The launch of Sovaldi, the $1,000-a-day pill for hepatitis C, is shaping up as the most successful ever.
The Food and Drug Administration approved the pill in December. And then Gilead Sciences was off to the races. The company said it sold $2.27 billion worth of Sovaldi in the quarter that ended March 31. $2.27 billion!
The boffo number beat Wall Street's estimate for the quarter by more than $1 billion.
Sovaldi is the first hepatitis C pill that doesn't have to be accompanied by interferon for some types of hepatitis. Sovaldi has been found to be remarkably effective, essentially curing 90 percent or more patients with a common form of hepatitis C in 12 weeks.
"Sovaldi's profile has the potential to transform the treatment of hepatitis C, and the rapid uptake speaks to a significant unmet medical need," Gilead CEO John Martin told analysts and investors during a Tuesday conference call.
But the price of the drug has drawn fire. "The predicted costs of the new oral antiviral agents are as breathtaking as their effectiveness," said an editorial in a recent issue of the New England Journal of Medicine. "Costs alone cast a pall over the stunning success in achieving the long-hoped-for goal of a safe and effective therapy for hepatitis C."
In December, Gregg Alton, a vice president at Gilead, said the high price is fully justified. "We didn't really say, 'We want to charge $1,000 a pill,' " Alton said. "We're just looking at what we think was a fair price for the value that we're bringing into the health care system and to the patients."

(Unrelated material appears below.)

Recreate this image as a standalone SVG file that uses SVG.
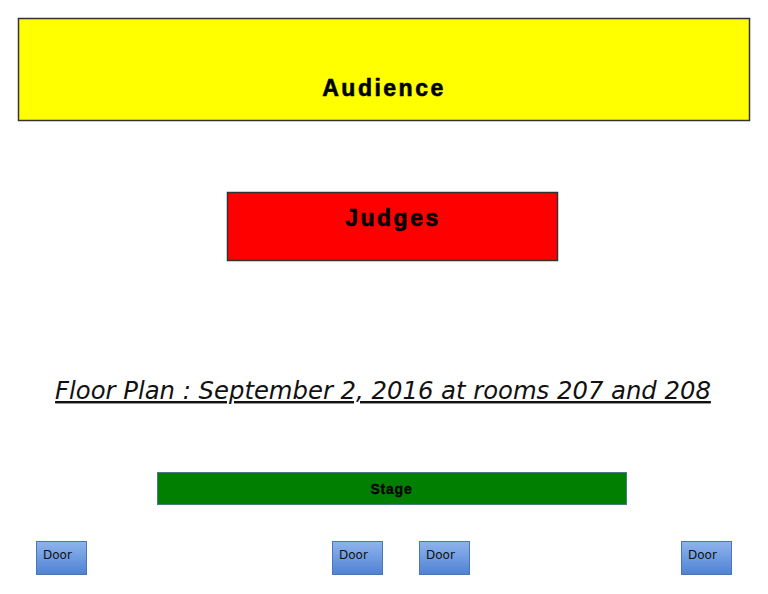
<svg xmlns="http://www.w3.org/2000/svg" width="768" height="594" viewBox="0 0 768 594">
<defs>
<linearGradient id="doorGrad" x1="0" y1="0" x2="0" y2="1">
<stop offset="0" stop-color="#8fb4ec"/>
<stop offset="1" stop-color="#4f82d4"/>
</linearGradient>
<style>
.big{font-family:"Liberation Sans",Arial,sans-serif;font-weight:bold;font-size:23px;fill:#000;letter-spacing:2.5px;stroke:#000;stroke-width:0.6}
.door rect{fill:url(#doorGrad);stroke:#4a76b8;stroke-width:1}
.door text{font-family:"DejaVu Sans",sans-serif;font-size:12px;fill:#111}
</style>
</defs>
<rect width="768" height="594" fill="#fff"/>
<g id="audience">
<rect x="18.5" y="18.5" width="731" height="102" fill="#ffff00" stroke="#333" stroke-width="1.5"/>
<text class="big" x="384" y="96" text-anchor="middle">Audience</text>
</g>
<g id="judges">
<rect x="227.5" y="192.5" width="330" height="68" fill="#ff0000" stroke="#333" stroke-width="1.5"/>
<text class="big" x="393" y="226" text-anchor="middle">Judges</text>
</g>
<g id="title">
<text x="383" y="399" text-anchor="middle" font-family="DejaVu Sans,sans-serif" font-style="italic" font-size="24.3" fill="#111" text-decoration="underline">Floor Plan : September 2, 2016 at rooms 207 and 208</text>
</g>
<g id="stage">
<rect x="157.5" y="472.5" width="469" height="32" fill="#007f00" stroke="#4a7a8a" stroke-width="1"/>
<text x="391.5" y="494" text-anchor="middle" font-family="Liberation Sans,Arial,sans-serif" font-weight="bold" font-size="14" letter-spacing="0.8" stroke="#000" stroke-width="0.3" fill="#000">Stage</text>
</g>
<g id="door1" class="door"><rect x="36.5" y="541.5" width="50" height="33"/><text x="43" y="559">Door</text></g>
<g id="door2" class="door"><rect x="332.5" y="541.5" width="50" height="33"/><text x="339" y="559">Door</text></g>
<g id="door3" class="door"><rect x="419.5" y="541.5" width="50" height="33"/><text x="426" y="559">Door</text></g>
<g id="door4" class="door"><rect x="681.5" y="541.5" width="50" height="33"/><text x="688" y="559">Door</text></g>
<g id="connectors"/>
</svg>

In Tuesday's conference call, analysts peppered Gilead management with questions about the company's talks with insurers about covering the treatment. One approach to contain costs would limit the use of Sovaldi to patients with more advanced hepatitis C, marked by significant scarring of the liver.
"I do not believe it's justified medically to prioritize and restrict the cure of hepatitis C. It may be necessary economically," said Norbert W. Bischofberger, Gilead's head of research, during the call.
The Centers for Disease Control and Prevention estimates that 3.2 million people in the U.S. have chronic hepatitis C infections. Most of them haven't been diagnosed.
To make the case for Sovaldi's price, Gilead put together a chart of hepatitis C treatment costs for a variety of medicines. A combination of Sovaldi, a common form of interferon and the antiviral ribavirin, would cost $94,078 for treatment that would last 12 weeks. Other drug combinations that would take longer for treatment ranged from $64,825 to $106,673.
One of the alternatives to Sovaldi is , made by Vertex Pharmaceuticals. And it was Incivek, approved by the FDA in 2011, that held the record for the fastest launch — $1.56 billion in the first year — until Sovaldi smashed it last month, according to figures from the industry watchers at EP Vantage.